Но все же с этих стен на зрителя смотрит творческая биография Кэте Кольвиц, Много штудийных листов, время познания. Твердый рисунок, умение видеть цельно, крепко переданная форма.
Это то, что дало пристальное и долгое изучение модели. Учителя требовали этой педантичности. И потом она была им за это благодарна. Изучена азбука, за ней пришло ощущение свободы в рисунке. Ей подвластен любой поворот головы или тела, она уверена в композиции и не ошибется в анатомии. Хотя педантичность — дань школе, а в жизни ее рукой водило чувство.
На одном стенде — работы первых берлинских лет. В них вторглась жизнь берлинского рабочего района, она стала питательной средой таланта.
На другом собраны только рисунки с маленьких детей и женщин. Они показаны впервые. Зрители увидели завораживающий штрих Кольвиц. Ее чувство красоты, особой графической красоты белого и черного. Темный, сочный штрих, брошенный на белый лист бумаги.

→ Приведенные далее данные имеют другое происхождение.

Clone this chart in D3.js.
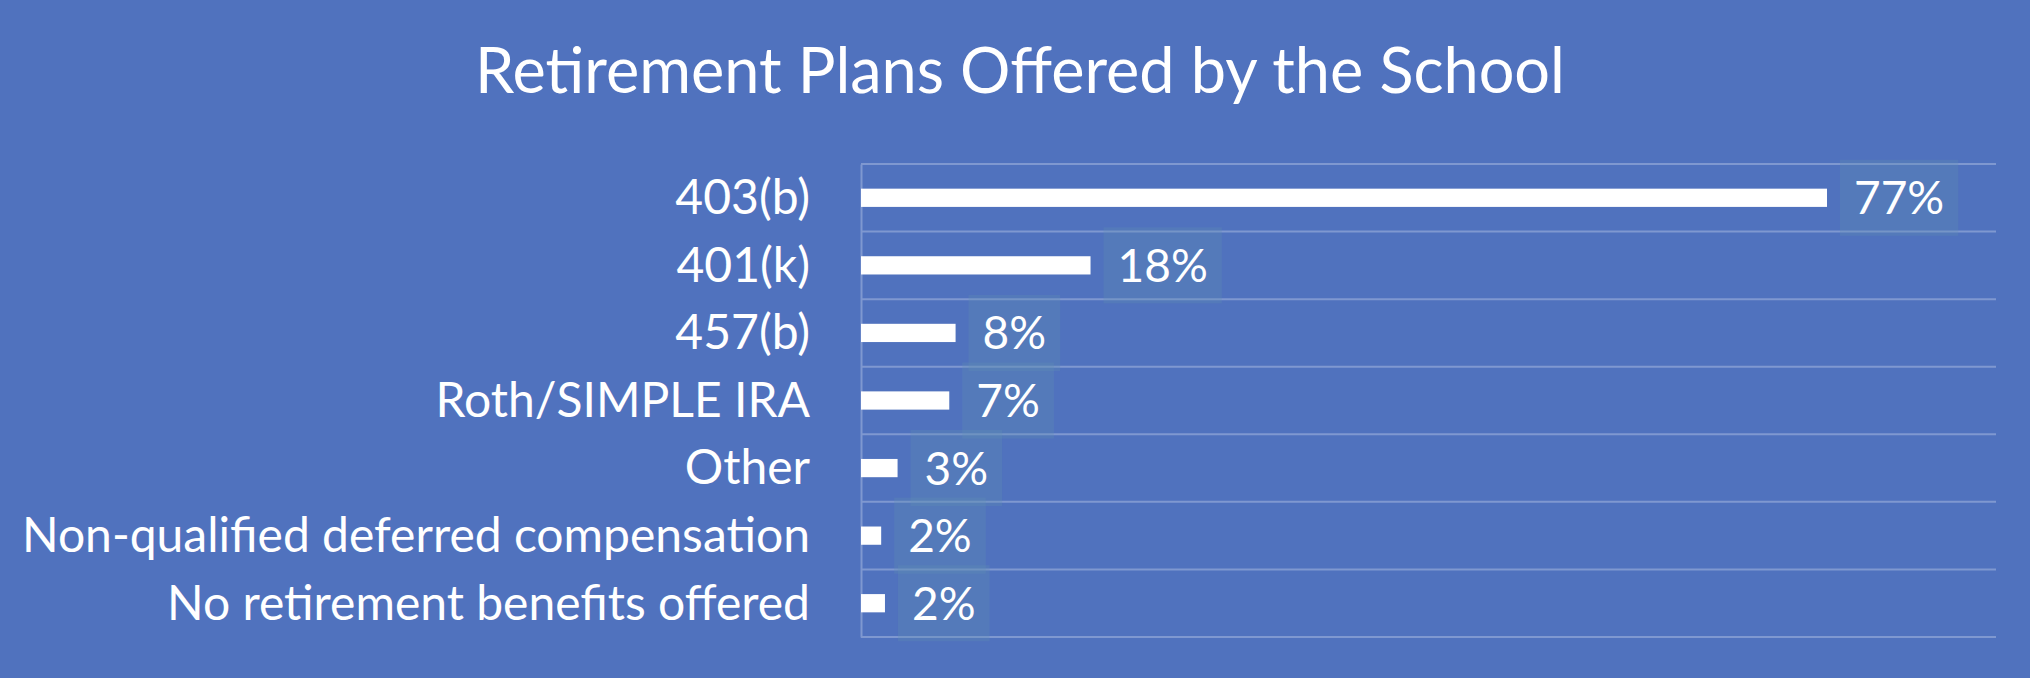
<!DOCTYPE html>
<html>
<head>
<meta charset="utf-8">
<script src="https://cdn.jsdelivr.net/npm/d3@7"></script>
<style>
  body { margin: 0; background: #5072be; }
  svg text { font-family: Lato, "Open Sans", sans-serif; fill: #fff; }
</style>
</head>
<body>
<div id="chart"></div>
<script>
let width = 2030;
let height = 678;

// values, in percent
let categories = ["403(b)", "401(k)", "457(b)", "Roth/SIMPLE IRA", "Other",
  "Non-qualified deferred compensation", "No retirement benefits offered"];
let values = [76.6, 18.2, 7.5, 7.0, 2.9, 1.6, 1.9];
let title = "Retirement Plans Offered by the School";

let data = categories.map((c, i) => ({ cat: c, val: values[i] }));

let svg = d3.select("#chart").append("svg").attr("width", width).attr("height", height);
svg.append("rect").attr("width", width).attr("height", height).attr("fill", "#5072be");

let xScale = d3.scaleLinear().domain([0, 90]).range([861, 1996]);
let yScale = d3.scaleBand().domain(categories).range([164, 637]);
let barH = yScale.bandwidth() * 0.27;

svg.append("text")
  .attr("x", 1020).attr("y", 93)
  .attr("text-anchor", "middle")
  .style("font-size", "63px")
  .text(title);

// horizontal gridlines at band edges
let gridYs = categories.map(c => yScale(c)).concat([yScale.range()[1]]);
svg.append("g").selectAll("line").data(gridYs).enter().append("line")
  .attr("x1", xScale(0)).attr("x2", xScale.range()[1])
  .attr("y1", d => d).attr("y2", d => d)
  .attr("stroke", "#7f98d0").attr("stroke-width", 2);

// category axis
let yAxis = svg.append("g")
  .attr("transform", "translate(" + xScale(0) + ",0)")
  .call(d3.axisLeft(yScale).tickSize(0).tickSizeOuter(0).tickPadding(51));
yAxis.select(".domain").attr("stroke", "#7f98d0").attr("stroke-width", 2);
yAxis.selectAll("text")
  .style("font-size", "48px")
  .attr("fill", "#fff")
  .attr("dy", "0.34em");

// bars
svg.append("g").selectAll("rect").data(data).enter().append("rect")
  .attr("x", xScale(0))
  .attr("y", d => yScale(d.cat) + (yScale.bandwidth() - barH) / 2)
  .attr("width", d => xScale(d.val) - xScale(0))
  .attr("height", barH)
  .attr("fill", "#fff");

// value labels with boxes
let labels = svg.append("g").selectAll("g").data(data).enter().append("g")
  .attr("transform", d => "translate(" + (xScale(d.val) + 13) + "," + (yScale(d.cat) + yScale.bandwidth() / 2) + ")");

labels.each(function (d) {
  let g = d3.select(this);
  let box = g.append("rect");
  let t = g.append("text")
    .attr("x", 14).attr("dy", "0.36em")
    .style("font-size", "46px")
    .text(Math.round(d.val) + "%");
  let w = t.node().getComputedTextLength();
  box.attr("x", 0).attr("y", -38).attr("width", w + 28).attr("height", 76)
    .attr("fill", "rgba(97,144,180,0.3)");
});
</script>
</body>
</html>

И нет на выставке ни одного листа, который бы не был эстетически совершенен. Серии офортов и литографий. Серии, зовущие к восстанию. В сочетании с рисунками о тяжкой жизни немецких рабочих листы, показывающие путь борьбы.
В залах стоит несколько скульптурных работ — мать, держащая прильнувшего к плечу ребенка, старый эскиз Пиеты, скорбящие родители. Пластика показана как заявка на будущее, как надежда, как небольшой росток, которому еще нужны солнце и воздух, чтобы стать окрепшим растением.